If the amendment changes the corporation’s responsible party (the individual who controls or manages the corporation’s funds), you must file Form 8822-B with the IRS within 60 days of the change.3Internal Revenue Service. About Form 8822-B, Change of Address or Responsible Party – Business

Updating Third Parties and Internal Records

The state and the IRS are the mandatory notifications, but they’re not the only ones that matter. A name change or structural amendment affects virtually every business relationship your corporation has. Banks will need updated documentation before they’ll change the name on your accounts, and most require a copy of the filed amendment along with a new board resolution authorizing updated signatories. Lenders may have loan covenants requiring advance notice of any changes to your corporate structure.

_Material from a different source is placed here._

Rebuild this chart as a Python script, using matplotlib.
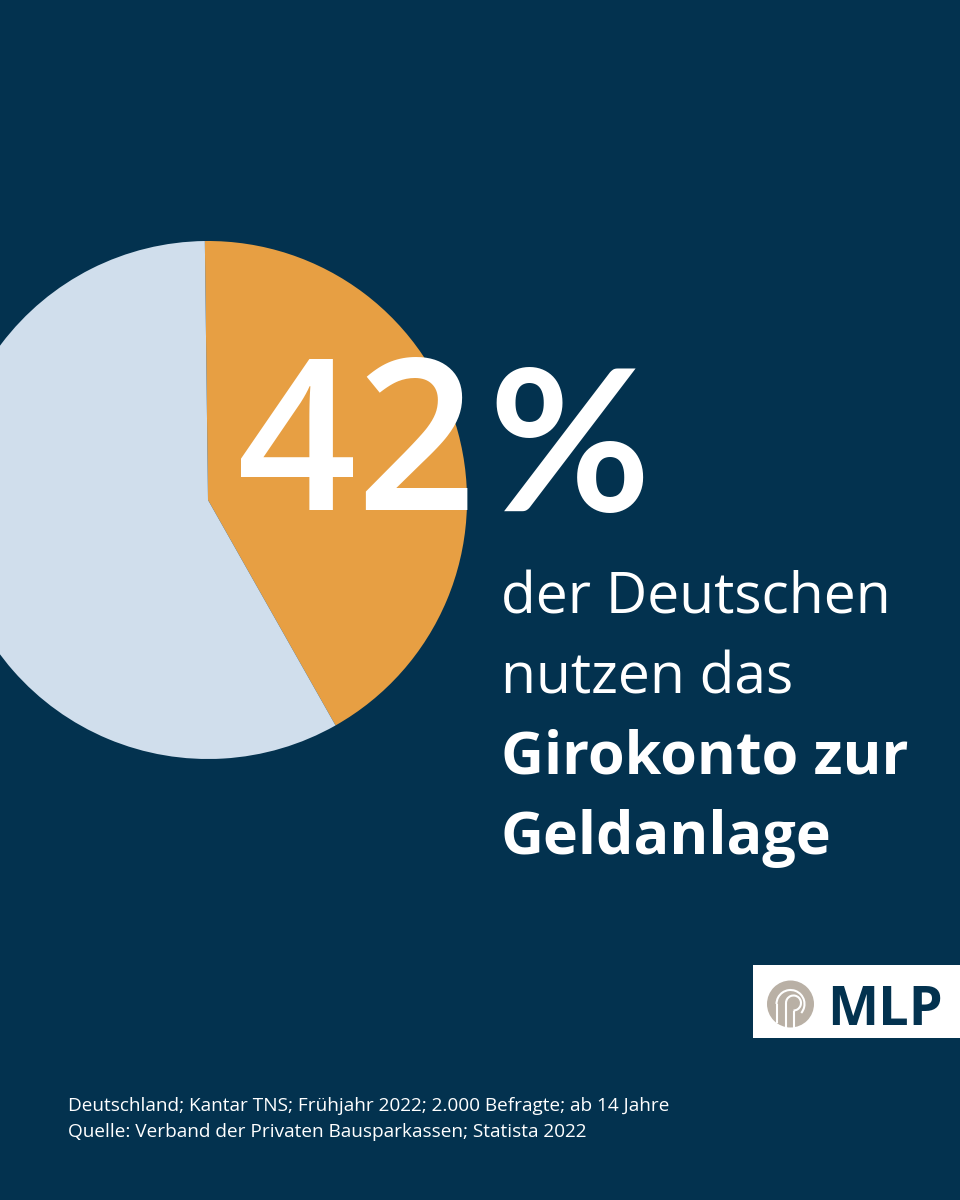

Beyond financial institutions, update your business licenses, professional permits, insurance policies, and vendor contracts. If your corporation holds intellectual property registrations (trademarks, patents), those registrations need to reflect the new name. State and local tax authorities should be notified separately from the IRS. And don’t overlook your own internal documents: update the corporate bylaws if they reference the old name, issue new stock certificates or update book-entry records to reflect any changes, and make sure your corporate minute book contains the complete paper trail — the board resolution, shareholder vote or consent, the filed amendment, and the state’s stamped confirmation.

Risks of Outdated or Incomplete Filings

Putting off an amendment you know you need is riskier than most business owners realize. States can begin administrative dissolution proceedings against corporations that fail to maintain accurate filings, miss annual reports, or go without a registered agent. Under the framework most states follow, the Secretary of State can start the dissolution process if these lapses continue for 60 days. Administrative dissolution doesn’t just end your corporate existence on paper — it can trigger ongoing liability for franchise taxes, penalties, and state fees even after the business has effectively stopped operating.

The more subtle risk is to your liability protection. Courts evaluating whether to hold shareholders personally responsible for corporate debts look at whether the corporation observed proper formalities — holding board meetings, maintaining accurate records, and keeping public filings current. Operating under articles that no longer reflect reality gives a plaintiff’s attorney ammunition to argue the corporation was never a legitimate, independent entity. That’s not a theoretical risk; it’s one of the standard factors in piercing-the-corporate-veil litigation. The cost of filing an amendment is trivial compared to the exposure that comes from letting your formation documents drift out of date.